Monday, September 29, 2008

I'm not crying today. I'm not.

I told myself I wasn't going to cry today. This morning, I felt fine. I didn't wake up sad, at all. All the way to the airport, I felt fine. When we got the airport, I cried as I hugged him goodbye. But after I got in the car, I was fine. (Fine is the word of the day, in case you missed it.)

I spent the rest of the day with my family, trying to delay coming home to an empty house. But, there are things that need to be done and I can't keep putting off the inevitable. When I pulled into the driveway, I couldn't help but think that Jaysen was the last person to touch the doorknob. Stupid, I know.

After I unlocked the door that Jaysen locked, I walked into a house that has Jaysen all over it. He woke up early this morning and curled up on the couch. The pillow and blanket still smell like him. I'm sure if I go upstairs, his dirty clothes will be on the bathroom floor, the walls still wet from his early morning shower. The coffee is still in the pot, made just the way he likes it (toxic sludge, anyone?)
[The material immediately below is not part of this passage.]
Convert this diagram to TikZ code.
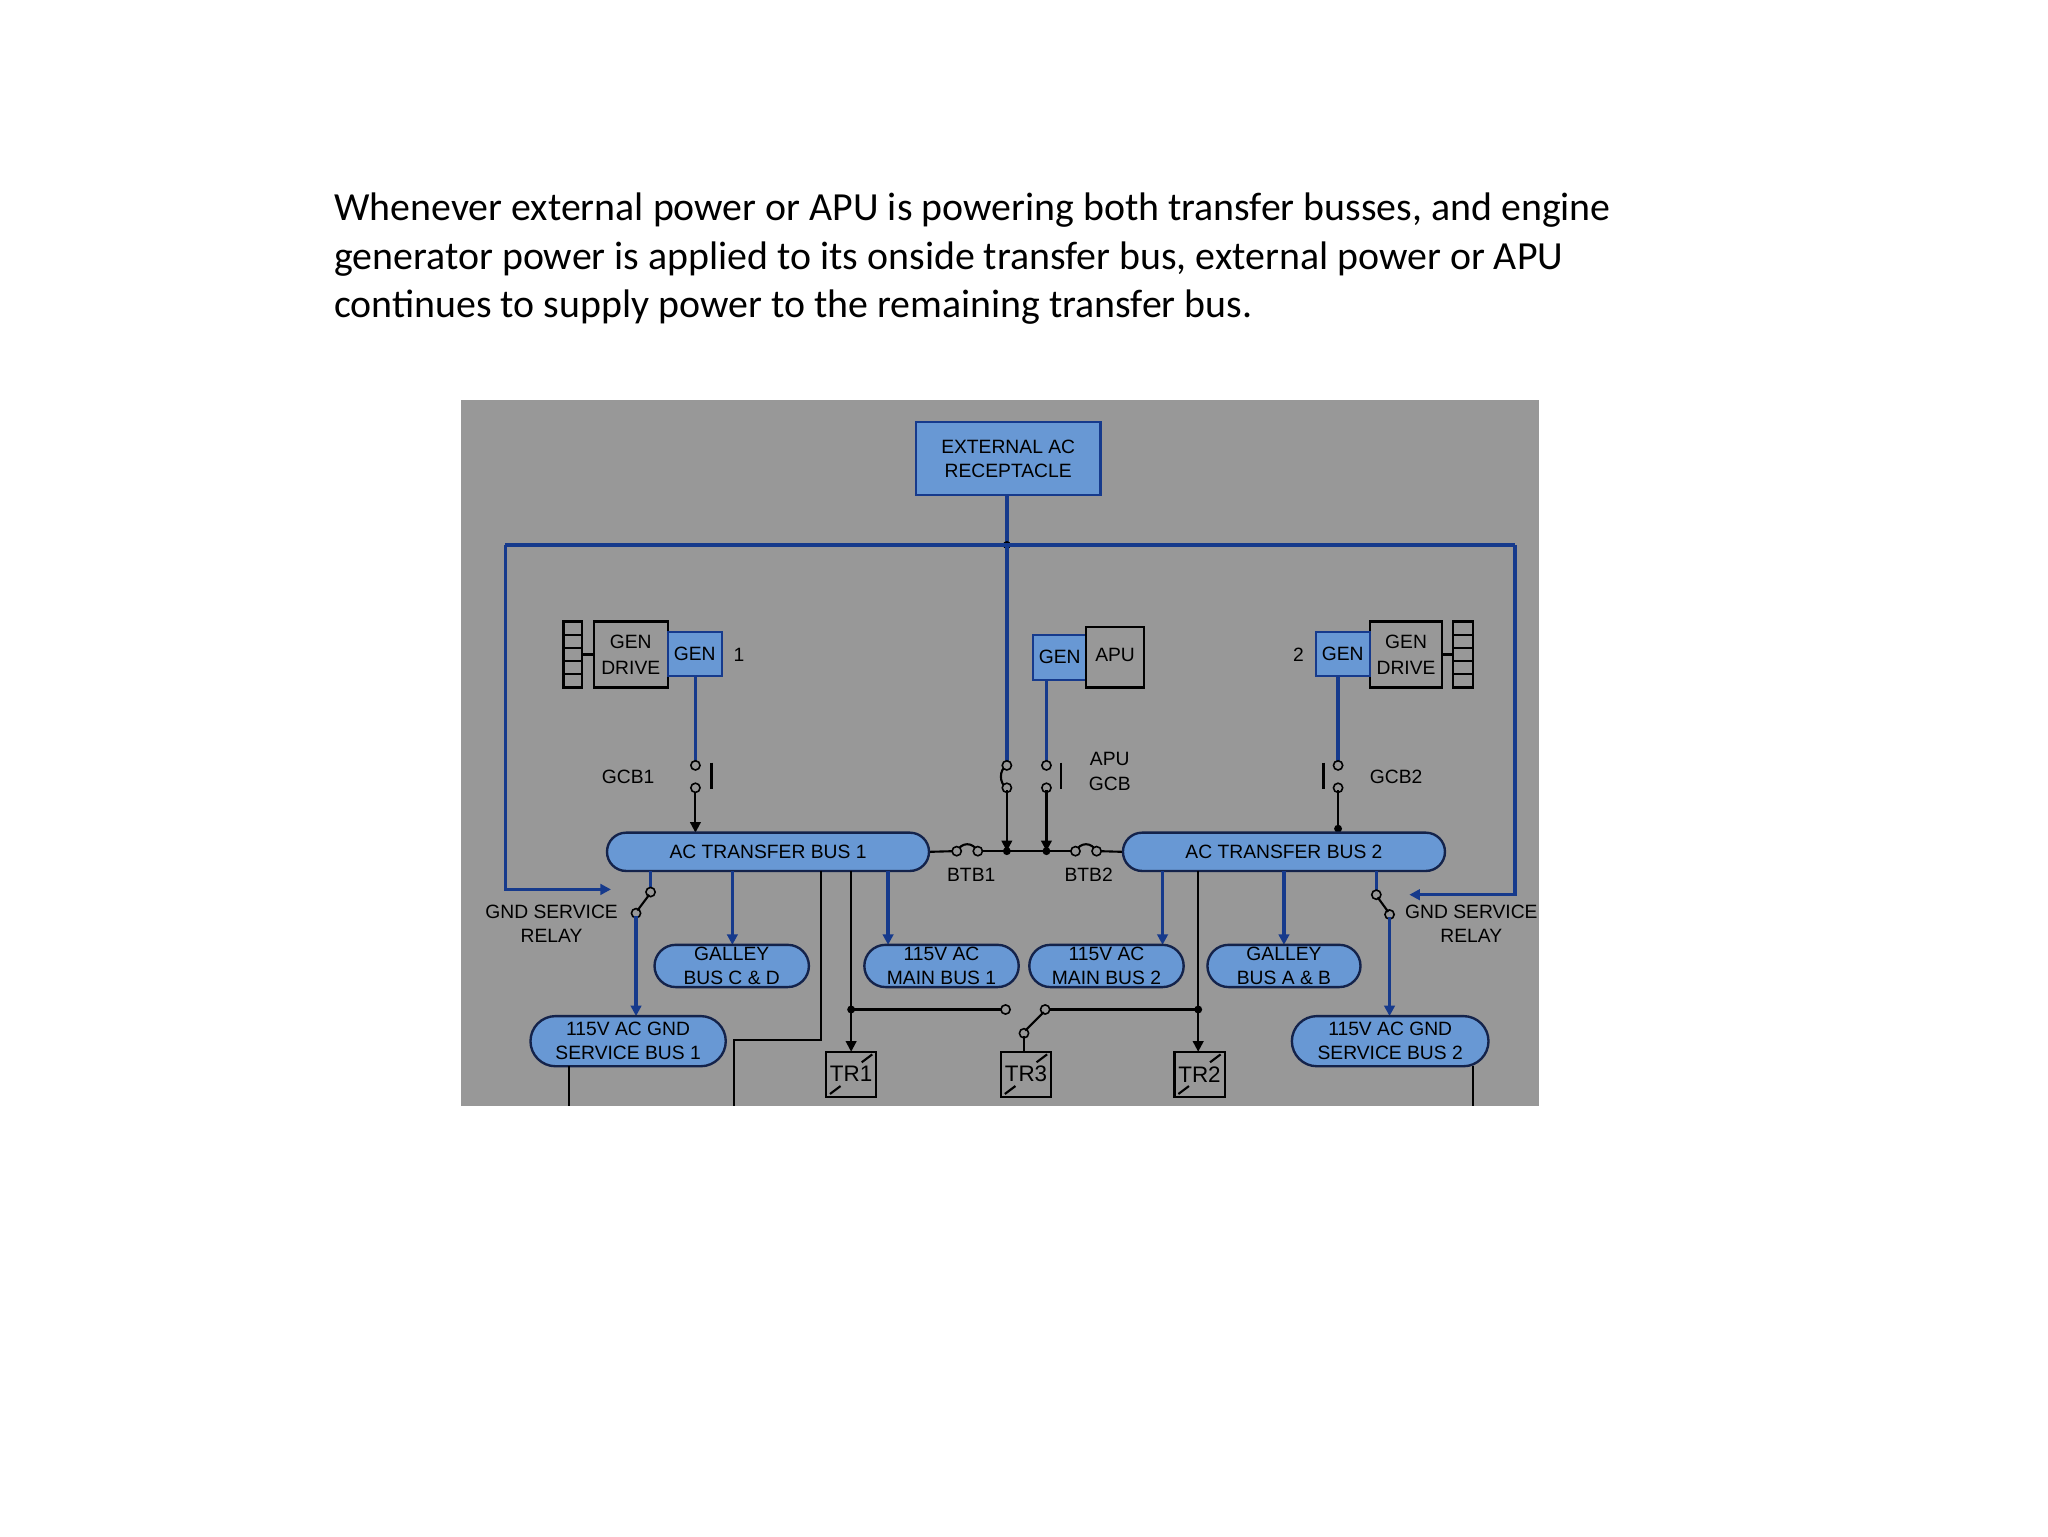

Eventually, the pillow will stop smelling like him (especially if I keep breathing on it!), his clothes will be washed and his imprints will all but disappear. Sometimes, I hate the army life but I am extremely proud of my husband. Besides, he is good at what he does. But damn, I really miss him and he hasn't even been gone 12 hours yet.

I know this feeling of desperation will fade in a few days. Luckily (or perhaps, unluckily) I started a new semester of school today and I have to go to work tomorrow, so my hours of self pity are limited.

On a positive note, this means that my friends will get to see their husbands soon as their leave rotations are coming up.

And then...he will be home and we will get back our normal.

1 comment:

The Shawcrofts said...

Aw, hang in there! I'll be feeling your pain in about 3 weeks. But right now I'm still day dreaming about this Saturday, or Sunday, or Monday. The uncertainty of his actual arrival is killing me!